DATA ENTRIES
——
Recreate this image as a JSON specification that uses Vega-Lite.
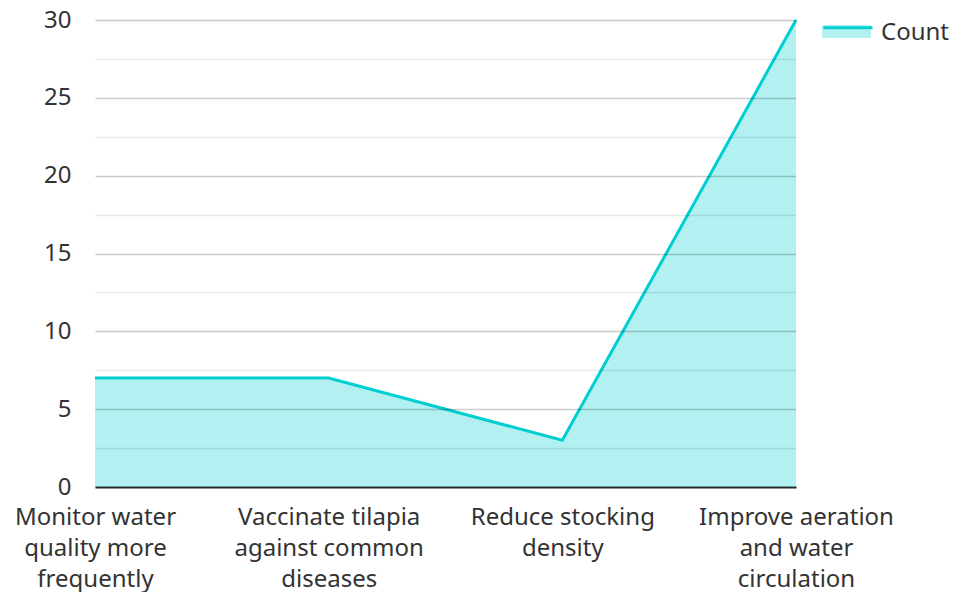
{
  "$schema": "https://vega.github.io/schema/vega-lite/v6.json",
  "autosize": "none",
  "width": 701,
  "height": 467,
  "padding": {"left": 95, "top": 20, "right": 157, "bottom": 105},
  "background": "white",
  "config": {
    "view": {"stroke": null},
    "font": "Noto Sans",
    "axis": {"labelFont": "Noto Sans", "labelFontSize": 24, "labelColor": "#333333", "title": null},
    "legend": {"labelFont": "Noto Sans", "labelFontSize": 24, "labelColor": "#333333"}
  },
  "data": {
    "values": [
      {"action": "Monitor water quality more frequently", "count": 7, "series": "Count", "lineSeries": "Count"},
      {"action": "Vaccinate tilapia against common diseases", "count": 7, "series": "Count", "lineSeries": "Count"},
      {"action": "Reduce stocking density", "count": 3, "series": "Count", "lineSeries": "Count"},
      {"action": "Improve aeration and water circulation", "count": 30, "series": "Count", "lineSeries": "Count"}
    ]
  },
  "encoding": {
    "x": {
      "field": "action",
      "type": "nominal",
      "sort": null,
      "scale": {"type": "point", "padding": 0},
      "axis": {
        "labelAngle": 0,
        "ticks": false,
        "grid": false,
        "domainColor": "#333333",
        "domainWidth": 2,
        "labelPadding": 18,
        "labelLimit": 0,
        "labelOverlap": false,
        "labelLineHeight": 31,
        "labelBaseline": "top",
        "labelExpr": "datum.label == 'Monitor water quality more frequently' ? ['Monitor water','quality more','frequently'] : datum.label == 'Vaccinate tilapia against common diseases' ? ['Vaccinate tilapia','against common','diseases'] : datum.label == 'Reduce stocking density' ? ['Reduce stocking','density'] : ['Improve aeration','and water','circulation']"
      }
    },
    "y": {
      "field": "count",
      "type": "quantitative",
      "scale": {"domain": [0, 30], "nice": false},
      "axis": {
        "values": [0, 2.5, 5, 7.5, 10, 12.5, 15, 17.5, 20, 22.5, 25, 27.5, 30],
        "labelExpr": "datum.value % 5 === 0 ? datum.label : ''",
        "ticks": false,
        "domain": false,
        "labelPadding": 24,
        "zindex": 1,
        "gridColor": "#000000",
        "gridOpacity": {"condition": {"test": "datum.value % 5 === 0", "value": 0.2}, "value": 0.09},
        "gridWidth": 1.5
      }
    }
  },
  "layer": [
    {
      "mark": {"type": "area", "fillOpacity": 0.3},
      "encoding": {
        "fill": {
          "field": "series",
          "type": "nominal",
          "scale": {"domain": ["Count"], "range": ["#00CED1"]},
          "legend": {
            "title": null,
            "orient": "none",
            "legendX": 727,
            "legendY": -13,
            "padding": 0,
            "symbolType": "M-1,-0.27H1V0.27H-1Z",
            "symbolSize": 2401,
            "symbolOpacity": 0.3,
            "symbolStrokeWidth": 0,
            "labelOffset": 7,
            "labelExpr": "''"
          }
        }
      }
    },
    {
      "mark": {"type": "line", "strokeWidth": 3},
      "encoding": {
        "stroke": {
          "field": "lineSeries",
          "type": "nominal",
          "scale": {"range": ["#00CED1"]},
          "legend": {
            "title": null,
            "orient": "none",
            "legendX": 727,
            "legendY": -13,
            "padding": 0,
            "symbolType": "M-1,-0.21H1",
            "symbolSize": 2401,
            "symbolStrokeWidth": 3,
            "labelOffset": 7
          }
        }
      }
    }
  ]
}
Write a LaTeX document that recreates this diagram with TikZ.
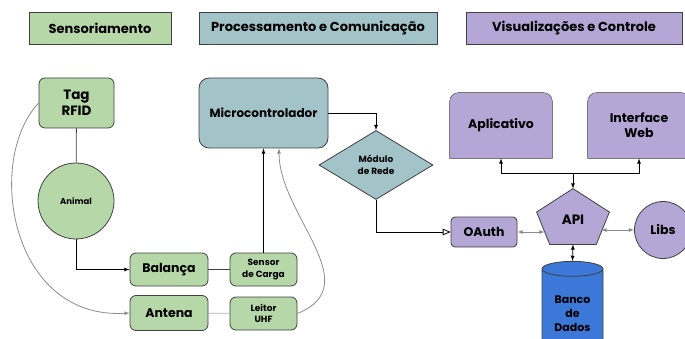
——
TASK DIRECTIONS
Quote the records in full and exactly; skip any image.

OUTPUT
Recreate this image as a JSON specification that uses Vega-Lite.
{
  "$schema": "https://vega.github.io/schema/vega-lite/v6.json",
  "autosize": "none",
  "width": 701,
  "height": 467,
  "padding": {"left": 95, "top": 20, "right": 157, "bottom": 105},
  "background": "white",
  "config": {
    "view": {"stroke": null},
    "font": "Noto Sans",
    "axis": {"labelFont": "Noto Sans", "labelFontSize": 24, "labelColor": "#333333", "title": null},
    "legend": {"labelFont": "Noto Sans", "labelFontSize": 24, "labelColor": "#333333"}
  },
  "data": {
    "values": [
      {"action": "Monitor water quality more frequently", "count": 7, "series": "Count", "lineSeries": "Count"},
      {"action": "Vaccinate tilapia against common diseases", "count": 7, "series": "Count", "lineSeries": "Count"},
      {"action": "Reduce stocking density", "count": 3, "series": "Count", "lineSeries": "Count"},
      {"action": "Improve aeration and water circulation", "count": 30, "series": "Count", "lineSeries": "Count"}
    ]
  },
  "encoding": {
    "x": {
      "field": "action",
      "type": "nominal",
      "sort": null,
      "scale": {"type": "point", "padding": 0},
      "axis": {
        "labelAngle": 0,
        "ticks": false,
        "grid": false,
        "domainColor": "#333333",
        "domainWidth": 2,
        "labelPadding": 18,
        "labelLimit": 0,
        "labelOverlap": false,
        "labelLineHeight": 31,
        "labelBaseline": "top",
        "labelExpr": "datum.label == 'Monitor water quality more frequently' ? ['Monitor water','quality more','frequently'] : datum.label == 'Vaccinate tilapia against common diseases' ? ['Vaccinate tilapia','against common','diseases'] : datum.label == 'Reduce stocking density' ? ['Reduce stocking','density'] : ['Improve aeration','and water','circulation']"
      }
    },
    "y": {
      "field": "count",
      "type": "quantitative",
      "scale": {"domain": [0, 30], "nice": false},
      "axis": {
        "values": [0, 2.5, 5, 7.5, 10, 12.5, 15, 17.5, 20, 22.5, 25, 27.5, 30],
        "labelExpr": "datum.value % 5 === 0 ? datum.label : ''",
        "ticks": false,
        "domain": false,
        "labelPadding": 24,
        "zindex": 1,
        "gridColor": "#000000",
        "gridOpacity": {"condition": {"test": "datum.value % 5 === 0", "value": 0.2}, "value": 0.09},
        "gridWidth": 1.5
      }
    }
  },
  "layer": [
    {
      "mark": {"type": "area", "fillOpacity": 0.3},
      "encoding": {
        "fill": {
          "field": "series",
          "type": "nominal",
          "scale": {"domain": ["Count"], "range": ["#00CED1"]},
          "legend": {
            "title": null,
            "orient": "none",
            "legendX": 727,
            "legendY": -13,
            "padding": 0,
            "symbolType": "M-1,-0.27H1V0.27H-1Z",
            "symbolSize": 2401,
            "symbolOpacity": 0.3,
            "symbolStrokeWidth": 0,
            "labelOffset": 7,
            "labelExpr": "''"
          }
        }
      }
    },
    {
      "mark": {"type": "line", "strokeWidth": 3},
      "encoding": {
        "stroke": {
          "field": "lineSeries",
          "type": "nominal",
          "scale": {"range": ["#00CED1"]},
          "legend": {
            "title": null,
            "orient": "none",
            "legendX": 727,
            "legendY": -13,
            "padding": 0,
            "symbolType": "M-1,-0.21H1",
            "symbolSize": 2401,
            "symbolStrokeWidth": 3,
            "labelOffset": 7
          }
        }
      }
    }
  ]
}
Write a LaTeX document that recreates this diagram with TikZ.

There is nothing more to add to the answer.